Lessons in regionalism: What can the WTO teach the IMF?
The epicentre of financial regionalism is Asia. Emerging East Asian economies, scarred by the IMF’s policy conditionalities during the 1997-98 regional financial crisis, are busily building national reserves and regional financial arrangements so as to wean themselves off the Fund’s influence. During the global crisis of 2008 and 2009, East Asians expanded the regional Chiang Mai swap initiative to $120 billion and multilateralised it into a regional pool.
Chiang Mai has a link to the IMF. Borrowers can draw up to 20% of the loan allocation from it, but need to agree on an IMF programme, including the Fund’s policy prescriptions, to access the remaining 80%. But calls in Asia are intensifying for severing the link, and ambitions are growing for a full-fledged Asian Monetary Fund.

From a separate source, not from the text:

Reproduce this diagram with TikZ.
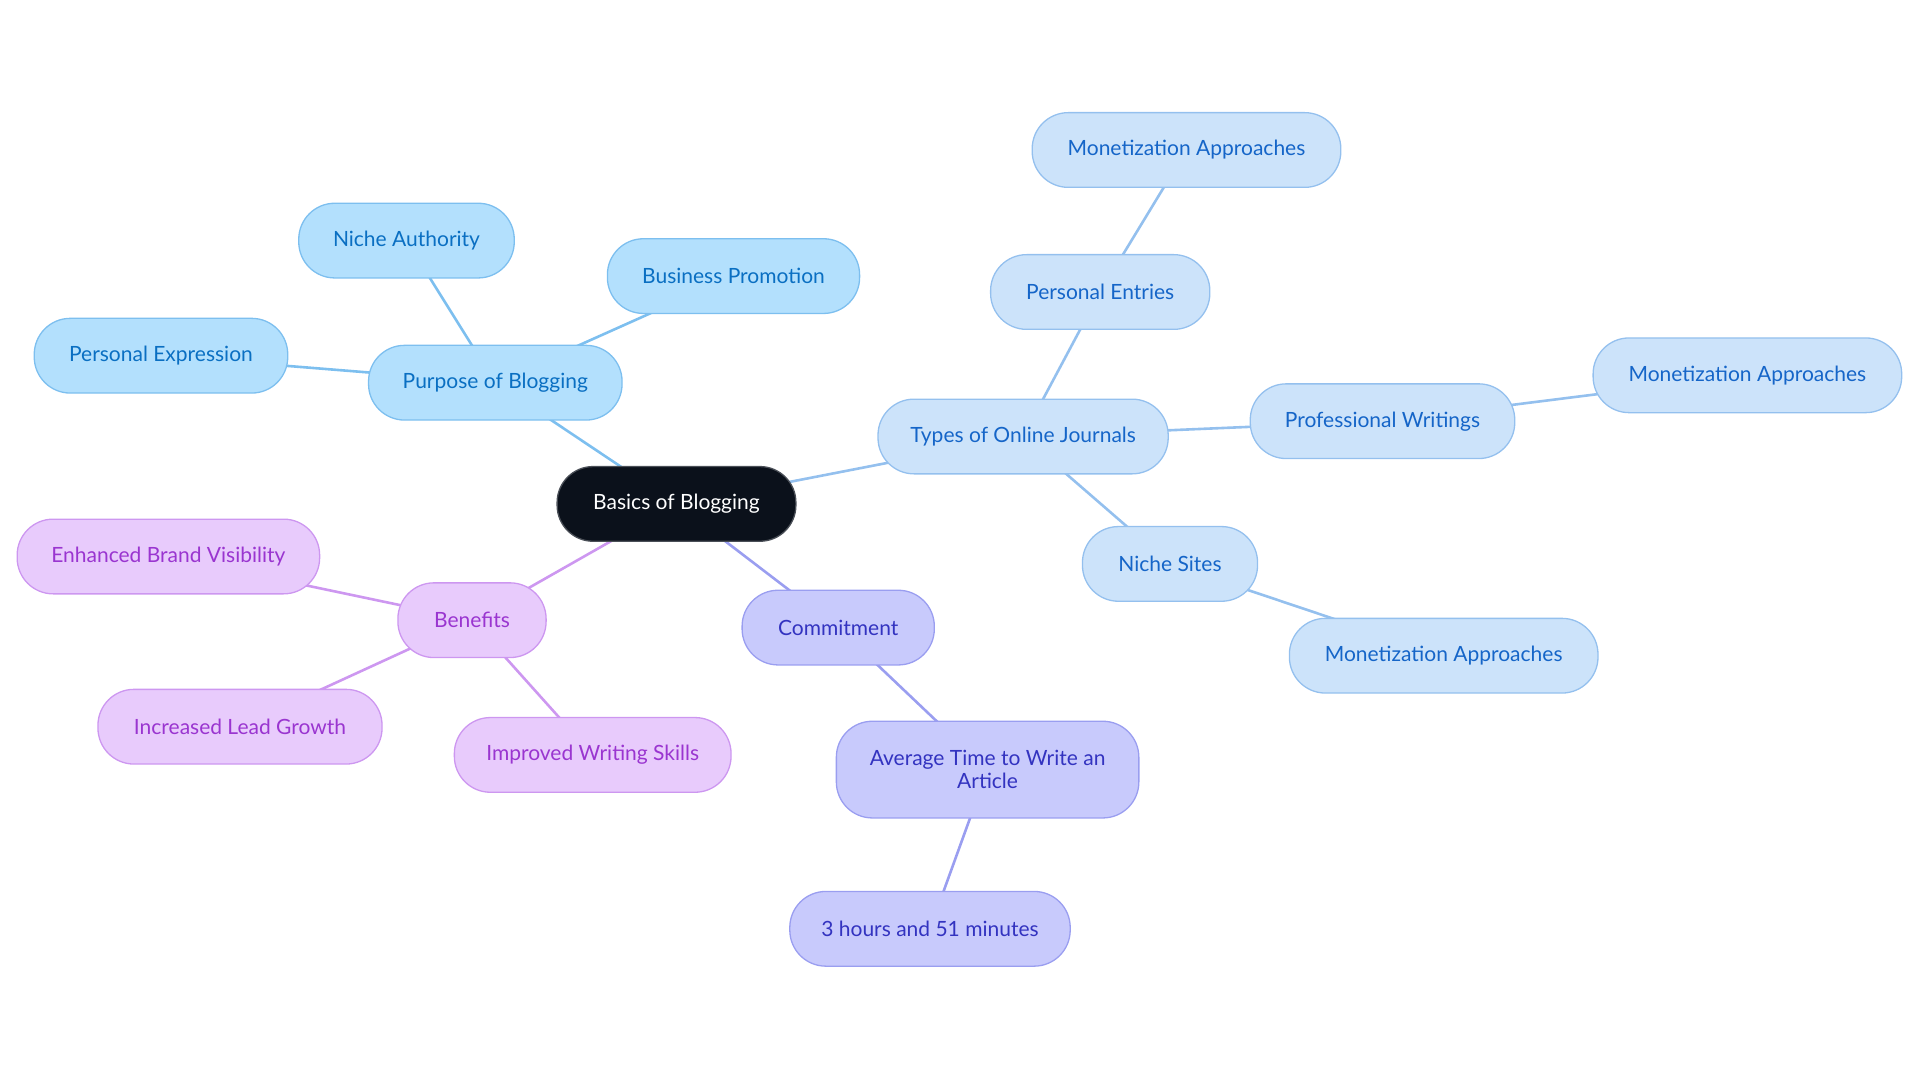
\documentclass[tikz,border=0pt]{standalone}
\usepackage{fontspec}
\setmainfont{Lato}
\usetikzlibrary{backgrounds}
\definecolor{rootfill}{HTML}{0B111B}
\definecolor{rootdraw}{HTML}{4A4F57}
\definecolor{afill}{HTML}{B3E0FD}
\definecolor{adraw}{HTML}{7DBFEF}
\definecolor{atext}{HTML}{0A6FC2}
\definecolor{bfill}{HTML}{CCE3FA}
\definecolor{bdraw}{HTML}{94C0EE}
\definecolor{btext}{HTML}{1565C8}
\definecolor{cfill}{HTML}{C8CAFC}
\definecolor{cdraw}{HTML}{9A9EF0}
\definecolor{ctext}{HTML}{3333C0}
\definecolor{dfill}{HTML}{E8CBFC}
\definecolor{ddraw}{HTML}{CD97F0}
\definecolor{dtext}{HTML}{9A35D0}
\tikzset{
  base/.style={rounded corners=36pt, minimum height=74.7pt, inner sep=0pt, line width=1.3pt, align=center, font=\fontsize{21}{22.5}\selectfont},
  rootbox/.style={base, fill=rootfill, draw=rootdraw, text=white},
  abox/.style={base, fill=afill, draw=adraw, text=atext},
  bbox/.style={base, fill=bfill, draw=bdraw, text=btext},
  cbox/.style={base, fill=cfill, draw=cdraw, text=ctext},
  dbox/.style={base, fill=dfill, draw=ddraw, text=dtext},
  aedge/.style={draw=adraw, line width=2.6pt},
  bedge/.style={draw=bdraw, line width=2.6pt},
  cedge/.style={draw=cdraw, line width=2.6pt},
  dedge/.style={draw=ddraw, line width=2.6pt},
}
\begin{document}
\begin{tikzpicture}[x=1pt, y=-1pt]
\useasboundingbox (0,0) rectangle (1920,1083);
\node[rootbox, minimum width=238.8pt] (root) at (676.5,503.9) {Basics of Blogging};
\node[abox, minimum width=253.5pt] (purpose) at (495.3,382.7) {Purpose of Blogging};
\node[abox, minimum width=215.5pt] (nauth) at (406.5,240.6) {Niche Authority};
\node[abox, minimum width=252.2pt] (bprom) at (733.5,276.1) {Business Promotion};
\node[abox, minimum width=253.5pt] (pexp) at (161,355.7) {Personal Expression};
\node[bbox, minimum width=290.2pt] (types) at (1023.1,436.5) {Types of Online Journals};
\node[bbox, minimum width=219.2pt] (pent) at (1100.2,292) {Personal Entries};
\node[bbox, minimum width=308.6pt] (mon1) at (1186.5,150) {Monetization Approaches};
\node[bbox, minimum width=264.5pt] (prof) at (1382.5,421.2) {Professional Writings};
\node[bbox, minimum width=308.6pt] (mon2) at (1747.4,375.3) {Monetization Approaches};
\node[bbox, minimum width=175.1pt] (nsites) at (1170,563.9) {Niche Sites};
\node[bbox, minimum width=308.6pt] (mon3) at (1443.7,655.7) {Monetization Approaches};
\node[dbox, minimum width=148.2pt] (ben) at (472,620.2) {Benefits};
\node[dbox, minimum width=302.5pt] (ebv) at (168.4,556.5) {Enhanced Brand Visibility};
\node[dbox, minimum width=284.1pt] (ilg) at (240,726.7) {Increased Lead Growth};
\node[dbox, minimum width=276.7pt] (iws) at (592.7,754.9) {Improved Writing Skills};
\node[cbox, minimum width=192.2pt] (commit) at (838.2,627.6) {Commitment};
\node[cbox, minimum width=302.5pt, minimum height=96.7pt] (avg) at (987.6,769.6) {Average Time to Write an\\Article};
\node[cbox, minimum width=280.4pt] (hours) at (930,928.8) {3 hours and 51 minutes};
\begin{pgfonlayer}{background}
\draw[aedge] (root.center) -- (purpose.center);
\draw[aedge] (purpose.center) -- (nauth.center);
\draw[aedge] (purpose.center) -- (bprom.center);
\draw[aedge] (purpose.center) -- (pexp.center);
\draw[bedge] (root.center) -- (types.center);
\draw[bedge] (types.center) -- (pent.center);
\draw[bedge] (pent.center) -- (mon1.center);
\draw[bedge] (types.center) -- (prof.center);
\draw[bedge] (prof.center) -- (mon2.center);
\draw[bedge] (types.center) -- (nsites.center);
\draw[bedge] (nsites.center) -- (mon3.center);
\draw[dedge] (root.center) -- (ben.center);
\draw[dedge] (ben.center) -- (ebv.center);
\draw[dedge] (ben.center) -- (ilg.center);
\draw[dedge] (ben.center) -- (iws.center);
\draw[cedge] (root.center) -- (commit.center);
\draw[cedge] (commit.center) -- (avg.center);
\draw[cedge] (avg.center) -- (hours.center);
\end{pgfonlayer}
\end{tikzpicture}
\end{document}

There are a number of other, even if not as widely discussed, regional funds in Europe, the Americas, and the Middle East (MacKay et al. 2010). The European Union has used the Medium-Term Financial Assistance as a balance-of-payments facility for members that have yet to adopt the euro. Anguished by the southern European debt crisis in the spring of 2010, the German finance minister floated the idea of a European Monetary Fund. However, Europe eventually opted for cooperation with the Fund. In order to rescue Greece, the Eurozone nations provided €500 billion and IMF another €250 billion. Europeans also created a €440 billion European Financial Stability Fund among the 16 Eurozone nations that can be activated by the member nations’ finance ministers and a memorandum of understanding with the affected country. Experts assigned to devising a programme came from the European Commission, European Central Bank, and the IMF.